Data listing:
....

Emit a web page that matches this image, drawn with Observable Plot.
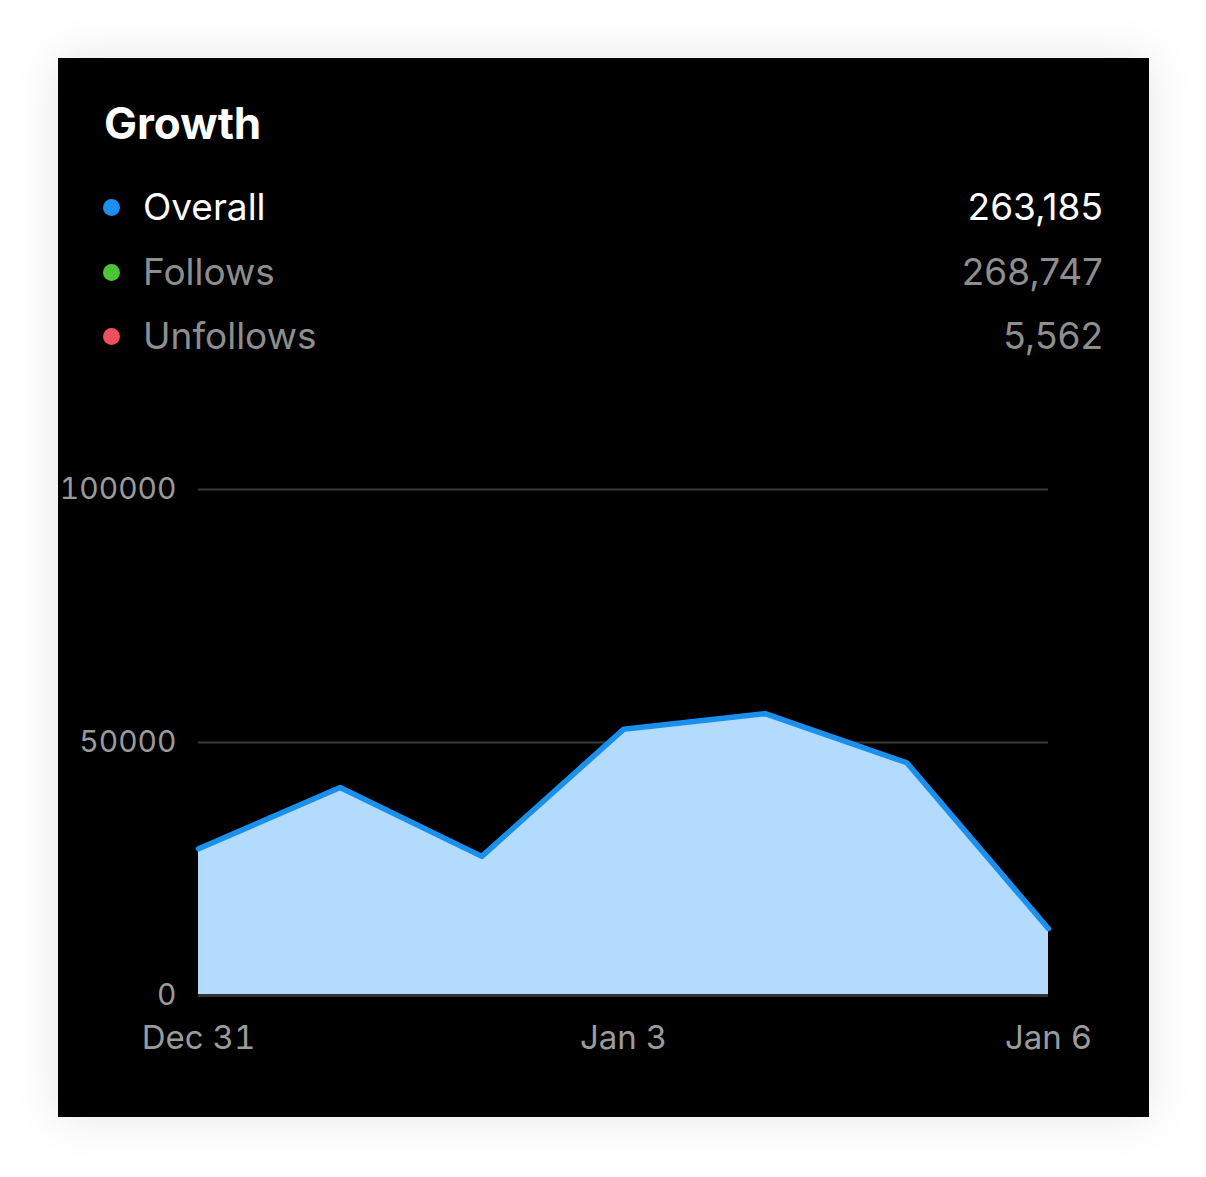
<!DOCTYPE html>
<html>
<head>
<meta charset="utf-8">
<script src="https://cdn.jsdelivr.net/npm/d3@7"></script>
<script src="https://cdn.jsdelivr.net/npm/@observablehq/plot@0.6"></script>
<style>
  html, body { margin: 0; padding: 0; background: #ffffff; }
  body { width: 1206px; height: 1177px; position: relative; overflow: hidden; font-family: Inter, "Noto Sans", sans-serif; }
  #card { position: absolute; left: 58px; top: 58px; width: 1091px; height: 1059px; background: #000; overflow: hidden;
          box-shadow: 0 0 45px rgba(0,0,0,0.10); }
  #title { position: absolute; left: 46px; top: 38px; color: #fff; font-weight: 700; font-size: 44px; line-height: 54px; }
  .row { position: absolute; left: 0; width: 1091px; height: 50px; font-size: 37px; line-height: 50px; }
  .dot { position: absolute; left: 45px; top: 17px; width: 17px; height: 17px; border-radius: 50%; }
  .lab { position: absolute; left: 85px; top: 0; }
  .val { position: absolute; right: 46px; top: 0; }
  #chart { position: absolute; left: 0; top: 382px; }
</style>
</head>
<body>
<div id="card">
  <div id="title">Growth</div>
  <div id="legend"></div>
  <div id="chart"></div>
</div>
<script>
const dates = ["2023-12-31", "2024-01-01", "2024-01-02", "2024-01-03", "2024-01-04", "2024-01-05", "2024-01-06"];
const overall = [29000, 41100, 27500, 52600, 55700, 46000, 13200];
const xTicks = ["2023-12-31", "2024-01-03", "2024-01-06"];
const yTicks = [0, 50000, 100000];

const legendLabels = ["Overall", "Follows", "Unfollows"];
const legendValues = ["263,185", "268,747", "5,562"];
const legendColors = ["#1e8ff0", "#4cc437", "#ee4f5c"];
const legendText = ["#ffffff", "#8e8e8e", "#8e8e8e"];

const legend = document.getElementById("legend");
legendLabels.forEach((l, i) => {
  const row = document.createElement("div");
  row.className = "row";
  row.style.top = (124 + i * 64.5) + "px";
  row.innerHTML = `<span class="dot" style="background:${legendColors[i]}"></span>` +
    `<span class="lab" style="color:${legendText[i]}">${l}</span>` +
    `<span class="val" style="color:${legendText[i]}">${legendValues[i]}</span>`;
  legend.appendChild(row);
});

const parse = d => new Date(d + "T00:00:00Z");
const data = dates.map((d, i) => ({date: parse(d), value: overall[i]}));

const chart = Plot.plot({
  width: 1091,
  height: 677,
  marginLeft: 140,
  marginRight: 101,
  marginTop: 49,
  marginBottom: 122,
  style: {background: "transparent", fontFamily: "Inter, 'Noto Sans', sans-serif", fontSize: "33px", color: "#9b9b9b", overflow: "visible"},
  x: {type: "utc", domain: [parse(dates[0]), parse(dates[dates.length - 1])], label: null},
  y: {domain: [0, 100000], label: null},
  marks: [
    Plot.ruleY([50000, 100000], {stroke: "#3a3a3a", strokeWidth: 2}),
    Plot.areaY(data, {x: "date", y: "value", fill: "#b3dbfd", fillOpacity: 1}),
    Plot.ruleY([0], {stroke: "#333333", strokeWidth: 3}),
    Plot.lineY(data, {x: "date", y: "value", stroke: "#1a8fec", strokeWidth: 5.5, strokeLinejoin: "round"}),
    Plot.axisY({ticks: yTicks, tickFormat: d => String(d), tickSize: 0, tickPadding: 22, fontSize: 30, fill: "#9b9b9b"}),
    Plot.axisX({ticks: xTicks.map(parse), tickFormat: d3.utcFormat("%b %-d"), tickSize: 0, tickPadding: 30, fontSize: 33, fill: "#9b9b9b"})
  ]
});
document.getElementById("chart").appendChild(chart);
</script>
</body>
</html>
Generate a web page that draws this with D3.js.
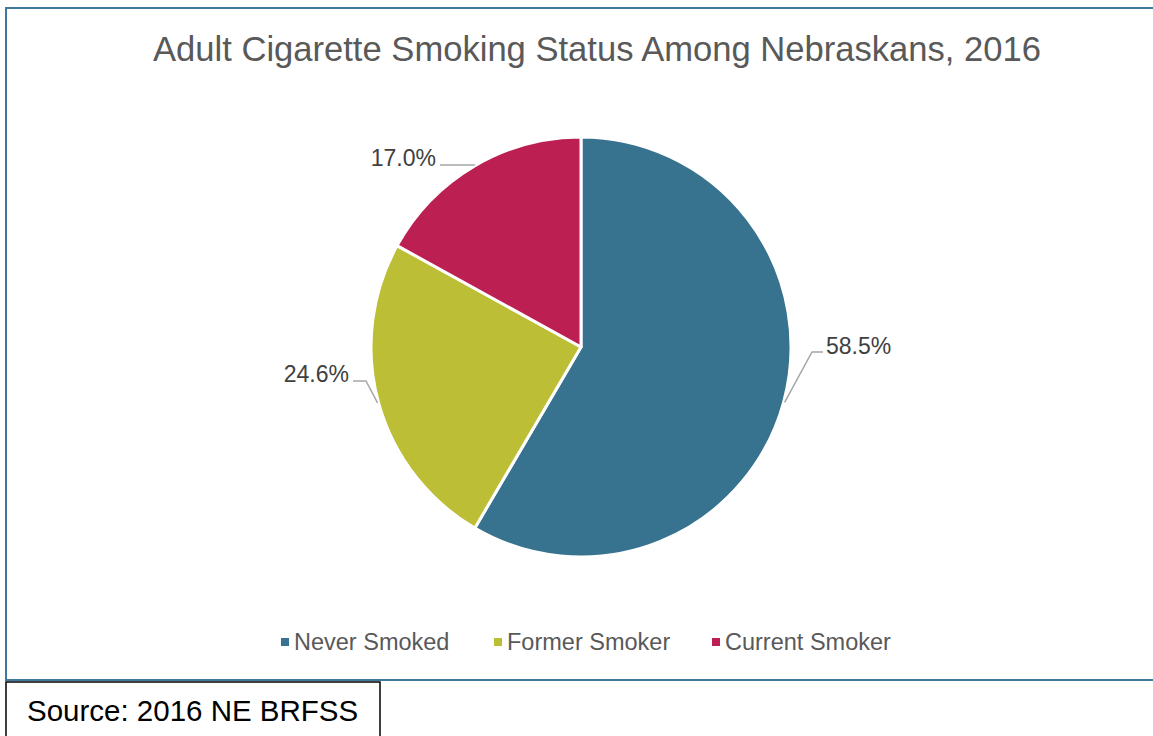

....

* TASK TO COMPLETE
Transcribe the records above exactly, omitting every picture they contain.

* SOLUTION FOR THIS TASK
Emit a web page that matches this image, drawn with Observable Plot.
<!DOCTYPE html>
<html>
<head>
<meta charset="utf-8">
<script src="https://cdn.jsdelivr.net/npm/d3@7"></script>
<script src="https://cdn.jsdelivr.net/npm/@observablehq/plot@0.6"></script>
<style>
  html, body { margin: 0; padding: 0; background: #ffffff; }
  body { width: 1206px; height: 1177px; position: relative; overflow: hidden; font-family: Inter, "Noto Sans", sans-serif; }
  #card { position: absolute; left: 58px; top: 58px; width: 1091px; height: 1059px; background: #000; overflow: hidden;
          box-shadow: 0 0 45px rgba(0,0,0,0.10); }
  #title { position: absolute; left: 46px; top: 38px; color: #fff; font-weight: 700; font-size: 44px; line-height: 54px; }
  .row { position: absolute; left: 0; width: 1091px; height: 50px; font-size: 37px; line-height: 50px; }
  .dot { position: absolute; left: 45px; top: 17px; width: 17px; height: 17px; border-radius: 50%; }
  .lab { position: absolute; left: 85px; top: 0; }
  .val { position: absolute; right: 46px; top: 0; }
  #chart { position: absolute; left: 0; top: 382px; }
</style>
</head>
<body>
<div id="card">
  <div id="title">Growth</div>
  <div id="legend"></div>
  <div id="chart"></div>
</div>
<script>
const dates = ["2023-12-31", "2024-01-01", "2024-01-02", "2024-01-03", "2024-01-04", "2024-01-05", "2024-01-06"];
const overall = [29000, 41100, 27500, 52600, 55700, 46000, 13200];
const xTicks = ["2023-12-31", "2024-01-03", "2024-01-06"];
const yTicks = [0, 50000, 100000];

const legendLabels = ["Overall", "Follows", "Unfollows"];
const legendValues = ["263,185", "268,747", "5,562"];
const legendColors = ["#1e8ff0", "#4cc437", "#ee4f5c"];
const legendText = ["#ffffff", "#8e8e8e", "#8e8e8e"];

const legend = document.getElementById("legend");
legendLabels.forEach((l, i) => {
  const row = document.createElement("div");
  row.className = "row";
  row.style.top = (124 + i * 64.5) + "px";
  row.innerHTML = `<span class="dot" style="background:${legendColors[i]}"></span>` +
    `<span class="lab" style="color:${legendText[i]}">${l}</span>` +
    `<span class="val" style="color:${legendText[i]}">${legendValues[i]}</span>`;
  legend.appendChild(row);
});

const parse = d => new Date(d + "T00:00:00Z");
const data = dates.map((d, i) => ({date: parse(d), value: overall[i]}));

const chart = Plot.plot({
  width: 1091,
  height: 677,
  marginLeft: 140,
  marginRight: 101,
  marginTop: 49,
  marginBottom: 122,
  style: {background: "transparent", fontFamily: "Inter, 'Noto Sans', sans-serif", fontSize: "33px", color: "#9b9b9b", overflow: "visible"},
  x: {type: "utc", domain: [parse(dates[0]), parse(dates[dates.length - 1])], label: null},
  y: {domain: [0, 100000], label: null},
  marks: [
    Plot.ruleY([50000, 100000], {stroke: "#3a3a3a", strokeWidth: 2}),
    Plot.areaY(data, {x: "date", y: "value", fill: "#b3dbfd", fillOpacity: 1}),
    Plot.ruleY([0], {stroke: "#333333", strokeWidth: 3}),
    Plot.lineY(data, {x: "date", y: "value", stroke: "#1a8fec", strokeWidth: 5.5, strokeLinejoin: "round"}),
    Plot.axisY({ticks: yTicks, tickFormat: d => String(d), tickSize: 0, tickPadding: 22, fontSize: 30, fill: "#9b9b9b"}),
    Plot.axisX({ticks: xTicks.map(parse), tickFormat: d3.utcFormat("%b %-d"), tickSize: 0, tickPadding: 30, fontSize: 33, fill: "#9b9b9b"})
  ]
});
document.getElementById("chart").appendChild(chart);
</script>
</body>
</html>
Generate a web page that draws this with D3.js.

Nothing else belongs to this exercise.